Il sovranismo di governo
Mutazioni in corso anche a destra. Fratelli d’Italia e Lega partono in Ue da situazioni opposte rispetto a Roma: mentre Meloni, all’opposizione, è presidente dei conservatori europei (Ecr), Salvini, che con Draghi governa, a Strasburgo è ancora nel gruppo sovranista (Id), il più estremista. La delegazione leghista è quella italiana con più eletti in Ue: alle europee la Lega ha superato il 34 per cento. Ma Vincenzo Sofo, compagno di Marion Maréchal, da quando Salvini è al governo si è trasferito in FdI; altri due eurodeputati sono andati nei popolari con Berlusconi... Da 29, ora i leghisti sono 24. L’ala più governista del Carroccio, Giancarlo Giorgetti in testa, virerebbe volentieri verso il Ppe, con un doppio vantaggio: per la Lega, uscire dal cordone sanitario che la lascia a ora senza ruoli neppure nelle commissioni, e avere la benedizione dell’establishment Ue; per il Ppe, indebolito dalla débacle della Cdu e senza appoggi a Roma se non Forza Italia, ingrossare le file.
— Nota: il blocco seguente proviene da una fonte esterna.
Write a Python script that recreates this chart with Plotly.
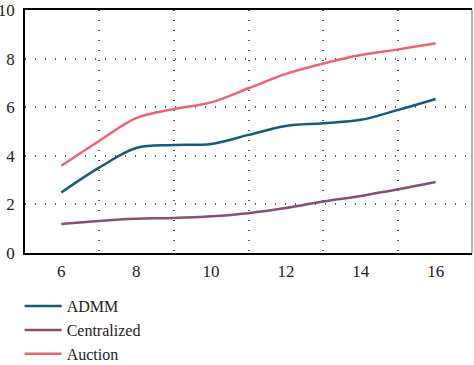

Ma Salvini, pur disposto a scrollarsi di dosso gli estremisti tedeschi di Afd, non rinuncia a far intendere che una nuova formazione a destra è imminente, flirta con l’ungherese Fidesz e i polacchi di Pis. Il cui leader, Jaroslaw Kaczynski, «ha invitato Salvini a Varsavia il 3 e 4 dicembre per discutere di nuovi equilibri a Bruxelles», fa sapere la Lega. Al momento il Pis è nei conservatori. I co-presidenti, Raffaele Fitto di FdI e Ryszard Legutko di Pis, si ritrovano a dover dissipare l’ipotesi che Ecr possa dissolversi: «Confermiamo la volontà di mantenere unito e rinforzare il gruppo nella seconda metà del mandato».